18. The database system of claim 17, wherein the instructions are executable on the processor to:

in response to determining that the benefit does not exceed the cost, apply a different distribution process that does not perform skew reduction.

19. The database system of claim 17, wherein the distribution of the objects comprises:

computing a threshold based on sizes of the objects,

in response to a determination that the load of the given processing engine exceeds the threshold, dividing the first object into object parts and distribute the object parts of the first object among one or more processing engines of the plurality of processing engines, and

in response to a determination that the load of the given processing engine does not exceed the threshold, assigning the first object to the given processing engine of the plurality of processing engines.

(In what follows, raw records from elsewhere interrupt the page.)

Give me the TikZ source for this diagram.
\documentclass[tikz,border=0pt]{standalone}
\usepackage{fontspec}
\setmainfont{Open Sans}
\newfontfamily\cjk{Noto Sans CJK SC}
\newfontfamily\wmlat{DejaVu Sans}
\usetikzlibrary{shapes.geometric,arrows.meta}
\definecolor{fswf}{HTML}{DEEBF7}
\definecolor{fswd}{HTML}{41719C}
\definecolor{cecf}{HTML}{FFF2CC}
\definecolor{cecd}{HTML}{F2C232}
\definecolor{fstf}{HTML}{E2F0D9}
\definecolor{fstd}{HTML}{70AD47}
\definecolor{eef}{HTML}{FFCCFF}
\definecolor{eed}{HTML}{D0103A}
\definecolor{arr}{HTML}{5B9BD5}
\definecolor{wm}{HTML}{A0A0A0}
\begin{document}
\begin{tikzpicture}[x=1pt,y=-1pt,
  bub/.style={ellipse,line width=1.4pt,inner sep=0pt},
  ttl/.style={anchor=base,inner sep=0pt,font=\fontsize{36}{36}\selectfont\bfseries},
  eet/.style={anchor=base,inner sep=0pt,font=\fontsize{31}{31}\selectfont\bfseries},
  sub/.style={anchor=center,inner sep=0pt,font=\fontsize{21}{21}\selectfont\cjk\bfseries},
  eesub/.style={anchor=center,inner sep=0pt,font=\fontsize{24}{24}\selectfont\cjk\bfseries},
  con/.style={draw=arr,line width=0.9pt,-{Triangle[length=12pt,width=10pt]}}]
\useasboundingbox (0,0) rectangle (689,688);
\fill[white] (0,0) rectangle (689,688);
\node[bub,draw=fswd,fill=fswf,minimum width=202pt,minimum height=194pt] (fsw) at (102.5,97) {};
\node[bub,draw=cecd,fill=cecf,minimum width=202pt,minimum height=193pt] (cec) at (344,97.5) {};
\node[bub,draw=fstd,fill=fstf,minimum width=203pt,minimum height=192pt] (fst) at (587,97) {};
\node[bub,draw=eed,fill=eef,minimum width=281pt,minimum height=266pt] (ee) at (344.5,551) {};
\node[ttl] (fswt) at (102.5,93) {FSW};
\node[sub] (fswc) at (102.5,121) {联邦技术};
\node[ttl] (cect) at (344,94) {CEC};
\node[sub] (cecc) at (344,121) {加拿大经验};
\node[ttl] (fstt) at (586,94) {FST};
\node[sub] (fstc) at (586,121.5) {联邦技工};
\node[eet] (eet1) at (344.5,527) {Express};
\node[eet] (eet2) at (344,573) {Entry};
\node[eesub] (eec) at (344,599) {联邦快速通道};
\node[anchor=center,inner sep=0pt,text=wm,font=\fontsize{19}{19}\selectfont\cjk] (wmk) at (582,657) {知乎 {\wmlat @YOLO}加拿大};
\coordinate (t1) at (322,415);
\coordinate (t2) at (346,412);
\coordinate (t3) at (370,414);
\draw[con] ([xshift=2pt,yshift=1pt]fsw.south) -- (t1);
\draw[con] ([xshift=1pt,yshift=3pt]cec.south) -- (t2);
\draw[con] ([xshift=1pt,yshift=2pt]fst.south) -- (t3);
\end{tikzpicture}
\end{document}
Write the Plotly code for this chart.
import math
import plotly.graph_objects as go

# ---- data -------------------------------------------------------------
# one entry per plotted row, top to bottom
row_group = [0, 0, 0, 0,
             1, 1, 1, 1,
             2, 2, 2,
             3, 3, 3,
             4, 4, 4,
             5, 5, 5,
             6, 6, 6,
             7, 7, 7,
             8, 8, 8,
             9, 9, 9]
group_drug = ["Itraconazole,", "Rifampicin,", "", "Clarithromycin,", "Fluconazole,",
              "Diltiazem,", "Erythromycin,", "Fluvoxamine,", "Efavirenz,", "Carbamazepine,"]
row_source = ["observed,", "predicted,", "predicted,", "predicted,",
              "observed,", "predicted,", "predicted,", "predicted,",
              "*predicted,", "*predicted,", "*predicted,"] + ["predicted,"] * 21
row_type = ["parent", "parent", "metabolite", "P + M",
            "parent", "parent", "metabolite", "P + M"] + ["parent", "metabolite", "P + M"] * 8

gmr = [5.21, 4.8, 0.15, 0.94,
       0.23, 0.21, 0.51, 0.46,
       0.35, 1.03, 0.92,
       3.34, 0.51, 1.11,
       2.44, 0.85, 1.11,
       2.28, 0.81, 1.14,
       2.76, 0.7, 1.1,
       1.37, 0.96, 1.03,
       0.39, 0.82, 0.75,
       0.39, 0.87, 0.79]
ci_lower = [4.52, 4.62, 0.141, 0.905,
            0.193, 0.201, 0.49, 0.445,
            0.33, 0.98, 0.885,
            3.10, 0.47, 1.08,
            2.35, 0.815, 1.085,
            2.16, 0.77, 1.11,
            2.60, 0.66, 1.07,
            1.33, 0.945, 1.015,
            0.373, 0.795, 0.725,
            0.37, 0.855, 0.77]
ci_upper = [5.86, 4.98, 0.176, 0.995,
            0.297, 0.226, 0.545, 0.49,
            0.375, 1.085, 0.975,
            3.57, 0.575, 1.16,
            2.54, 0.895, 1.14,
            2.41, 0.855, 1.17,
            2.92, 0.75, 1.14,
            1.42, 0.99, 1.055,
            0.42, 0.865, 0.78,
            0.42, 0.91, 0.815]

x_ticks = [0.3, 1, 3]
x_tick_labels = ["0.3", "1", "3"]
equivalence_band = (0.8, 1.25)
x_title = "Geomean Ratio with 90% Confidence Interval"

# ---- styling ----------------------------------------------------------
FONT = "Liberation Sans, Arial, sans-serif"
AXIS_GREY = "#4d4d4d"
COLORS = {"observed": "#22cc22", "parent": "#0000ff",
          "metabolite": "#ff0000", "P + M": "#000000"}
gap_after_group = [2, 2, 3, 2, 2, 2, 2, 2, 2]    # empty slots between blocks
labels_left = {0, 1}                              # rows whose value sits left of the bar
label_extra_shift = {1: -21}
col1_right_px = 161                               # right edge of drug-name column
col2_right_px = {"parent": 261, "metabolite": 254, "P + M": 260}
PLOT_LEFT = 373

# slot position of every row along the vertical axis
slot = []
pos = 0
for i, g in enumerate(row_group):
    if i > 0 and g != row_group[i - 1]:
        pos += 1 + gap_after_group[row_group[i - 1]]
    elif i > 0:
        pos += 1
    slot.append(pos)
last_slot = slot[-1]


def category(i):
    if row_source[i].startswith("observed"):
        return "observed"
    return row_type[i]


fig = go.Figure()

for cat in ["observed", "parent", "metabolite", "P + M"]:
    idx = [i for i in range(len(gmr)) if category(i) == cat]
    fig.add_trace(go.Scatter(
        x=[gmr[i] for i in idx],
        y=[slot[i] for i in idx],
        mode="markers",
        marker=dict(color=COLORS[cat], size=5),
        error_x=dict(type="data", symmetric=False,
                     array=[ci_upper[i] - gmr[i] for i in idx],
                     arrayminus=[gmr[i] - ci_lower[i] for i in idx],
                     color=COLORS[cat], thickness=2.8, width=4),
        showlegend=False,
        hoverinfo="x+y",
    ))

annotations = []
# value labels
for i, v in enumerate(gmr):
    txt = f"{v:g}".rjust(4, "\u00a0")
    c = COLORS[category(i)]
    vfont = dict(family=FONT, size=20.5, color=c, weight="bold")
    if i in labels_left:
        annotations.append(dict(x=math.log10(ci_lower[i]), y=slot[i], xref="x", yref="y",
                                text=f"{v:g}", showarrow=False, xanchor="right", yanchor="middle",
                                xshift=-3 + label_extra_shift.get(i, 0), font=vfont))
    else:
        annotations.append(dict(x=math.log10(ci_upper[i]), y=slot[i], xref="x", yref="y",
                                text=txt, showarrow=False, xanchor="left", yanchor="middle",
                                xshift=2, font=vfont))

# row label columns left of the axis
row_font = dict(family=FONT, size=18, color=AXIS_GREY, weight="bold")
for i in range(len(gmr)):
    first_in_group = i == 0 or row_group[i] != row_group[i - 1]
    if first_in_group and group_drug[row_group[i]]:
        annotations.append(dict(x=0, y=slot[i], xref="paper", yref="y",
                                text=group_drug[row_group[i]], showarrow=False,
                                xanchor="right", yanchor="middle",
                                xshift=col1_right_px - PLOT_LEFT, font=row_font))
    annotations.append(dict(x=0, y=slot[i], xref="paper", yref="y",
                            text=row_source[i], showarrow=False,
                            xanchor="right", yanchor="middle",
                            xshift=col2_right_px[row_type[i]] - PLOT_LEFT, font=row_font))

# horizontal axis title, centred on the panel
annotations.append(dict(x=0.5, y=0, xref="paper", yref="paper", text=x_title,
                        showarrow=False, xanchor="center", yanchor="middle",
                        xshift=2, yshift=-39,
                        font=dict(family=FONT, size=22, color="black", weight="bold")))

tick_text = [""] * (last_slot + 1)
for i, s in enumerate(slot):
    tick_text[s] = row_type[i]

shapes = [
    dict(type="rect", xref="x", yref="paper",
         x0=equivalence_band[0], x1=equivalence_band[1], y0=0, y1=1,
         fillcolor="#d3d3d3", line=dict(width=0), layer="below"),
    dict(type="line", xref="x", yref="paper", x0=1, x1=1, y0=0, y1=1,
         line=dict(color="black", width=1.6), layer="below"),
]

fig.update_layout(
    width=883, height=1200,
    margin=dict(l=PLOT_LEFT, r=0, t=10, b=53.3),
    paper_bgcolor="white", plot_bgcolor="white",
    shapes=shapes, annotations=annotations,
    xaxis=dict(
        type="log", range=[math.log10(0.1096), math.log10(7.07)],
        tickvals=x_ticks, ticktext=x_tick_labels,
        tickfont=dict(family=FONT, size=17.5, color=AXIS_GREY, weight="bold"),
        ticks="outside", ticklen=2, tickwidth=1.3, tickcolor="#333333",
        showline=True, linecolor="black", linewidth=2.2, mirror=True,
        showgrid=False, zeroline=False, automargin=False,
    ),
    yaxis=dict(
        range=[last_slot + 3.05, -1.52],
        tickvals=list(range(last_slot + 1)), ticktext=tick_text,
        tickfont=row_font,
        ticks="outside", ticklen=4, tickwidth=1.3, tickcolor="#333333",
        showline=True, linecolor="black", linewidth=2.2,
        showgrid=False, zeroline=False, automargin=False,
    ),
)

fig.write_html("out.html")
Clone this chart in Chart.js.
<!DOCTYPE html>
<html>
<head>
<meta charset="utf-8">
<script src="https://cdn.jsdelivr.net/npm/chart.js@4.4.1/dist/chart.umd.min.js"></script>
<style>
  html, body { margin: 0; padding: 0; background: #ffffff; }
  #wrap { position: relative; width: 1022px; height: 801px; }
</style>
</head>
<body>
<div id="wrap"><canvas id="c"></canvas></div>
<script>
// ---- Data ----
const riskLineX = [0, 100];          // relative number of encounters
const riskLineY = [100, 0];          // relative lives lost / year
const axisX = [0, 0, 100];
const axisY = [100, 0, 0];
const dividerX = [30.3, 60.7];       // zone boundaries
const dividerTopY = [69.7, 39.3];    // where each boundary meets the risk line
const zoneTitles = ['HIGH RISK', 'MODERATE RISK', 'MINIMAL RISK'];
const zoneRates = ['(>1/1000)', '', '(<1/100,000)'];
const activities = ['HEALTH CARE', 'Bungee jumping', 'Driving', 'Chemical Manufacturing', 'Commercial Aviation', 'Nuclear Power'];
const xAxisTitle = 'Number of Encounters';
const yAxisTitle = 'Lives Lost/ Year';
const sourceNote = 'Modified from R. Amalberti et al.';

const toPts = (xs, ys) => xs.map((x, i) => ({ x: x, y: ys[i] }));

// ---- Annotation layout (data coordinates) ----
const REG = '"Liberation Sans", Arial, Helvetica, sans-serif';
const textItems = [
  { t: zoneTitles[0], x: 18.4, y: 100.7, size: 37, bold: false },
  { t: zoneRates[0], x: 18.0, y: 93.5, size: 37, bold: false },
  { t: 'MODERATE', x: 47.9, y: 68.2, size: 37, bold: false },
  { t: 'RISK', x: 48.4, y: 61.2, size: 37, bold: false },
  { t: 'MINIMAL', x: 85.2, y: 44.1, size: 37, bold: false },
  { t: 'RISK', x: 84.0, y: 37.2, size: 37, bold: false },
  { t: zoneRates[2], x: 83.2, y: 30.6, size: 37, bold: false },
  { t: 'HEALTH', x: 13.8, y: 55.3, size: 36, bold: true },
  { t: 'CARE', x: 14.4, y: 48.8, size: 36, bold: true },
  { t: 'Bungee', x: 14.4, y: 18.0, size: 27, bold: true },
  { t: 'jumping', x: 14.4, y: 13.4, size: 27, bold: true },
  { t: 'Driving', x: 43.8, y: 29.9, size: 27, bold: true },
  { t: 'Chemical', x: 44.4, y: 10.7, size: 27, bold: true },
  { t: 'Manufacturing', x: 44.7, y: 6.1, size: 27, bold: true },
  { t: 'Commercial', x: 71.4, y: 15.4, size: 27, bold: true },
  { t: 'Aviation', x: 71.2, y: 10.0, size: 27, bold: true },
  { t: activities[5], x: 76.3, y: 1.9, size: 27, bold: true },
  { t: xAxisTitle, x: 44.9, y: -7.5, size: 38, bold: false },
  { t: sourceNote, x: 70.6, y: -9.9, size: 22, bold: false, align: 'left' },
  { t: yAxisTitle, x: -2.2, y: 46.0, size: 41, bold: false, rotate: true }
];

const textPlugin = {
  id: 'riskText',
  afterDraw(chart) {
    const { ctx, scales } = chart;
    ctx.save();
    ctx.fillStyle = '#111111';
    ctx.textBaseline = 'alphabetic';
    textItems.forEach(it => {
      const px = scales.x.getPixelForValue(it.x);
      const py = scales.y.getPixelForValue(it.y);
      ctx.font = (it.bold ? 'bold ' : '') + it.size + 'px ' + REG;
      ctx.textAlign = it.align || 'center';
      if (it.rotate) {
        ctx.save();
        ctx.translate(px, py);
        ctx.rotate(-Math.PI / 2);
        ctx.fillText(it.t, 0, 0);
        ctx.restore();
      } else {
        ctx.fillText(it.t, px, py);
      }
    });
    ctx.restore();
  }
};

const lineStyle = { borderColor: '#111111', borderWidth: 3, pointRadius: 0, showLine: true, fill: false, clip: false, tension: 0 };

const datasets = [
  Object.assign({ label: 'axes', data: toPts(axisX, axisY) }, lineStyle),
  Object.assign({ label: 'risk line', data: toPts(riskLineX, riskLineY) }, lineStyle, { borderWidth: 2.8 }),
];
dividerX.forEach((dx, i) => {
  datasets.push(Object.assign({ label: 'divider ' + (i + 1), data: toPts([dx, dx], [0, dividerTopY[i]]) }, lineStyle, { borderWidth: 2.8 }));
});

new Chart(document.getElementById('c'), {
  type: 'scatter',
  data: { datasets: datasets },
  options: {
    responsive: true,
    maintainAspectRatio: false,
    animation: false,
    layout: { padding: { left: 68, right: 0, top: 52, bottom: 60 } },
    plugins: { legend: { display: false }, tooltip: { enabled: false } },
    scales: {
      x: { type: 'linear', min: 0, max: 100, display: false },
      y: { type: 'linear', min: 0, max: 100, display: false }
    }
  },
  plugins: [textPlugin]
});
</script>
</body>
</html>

20. A method of a database system comprising a hardware processor, the method comprising:

receiving a database query that operates on objects of an object store remote from the database system;

computing a threshold based on sizes of the objects; and

invoking a distribution process that accounts for data skew to distribute the objects of the object store to the plurality of processing engines, the distribution process comprising:

in response to a determination that the load of the given processing engine does not exceed the threshold, assigning the first object to the given processing engine.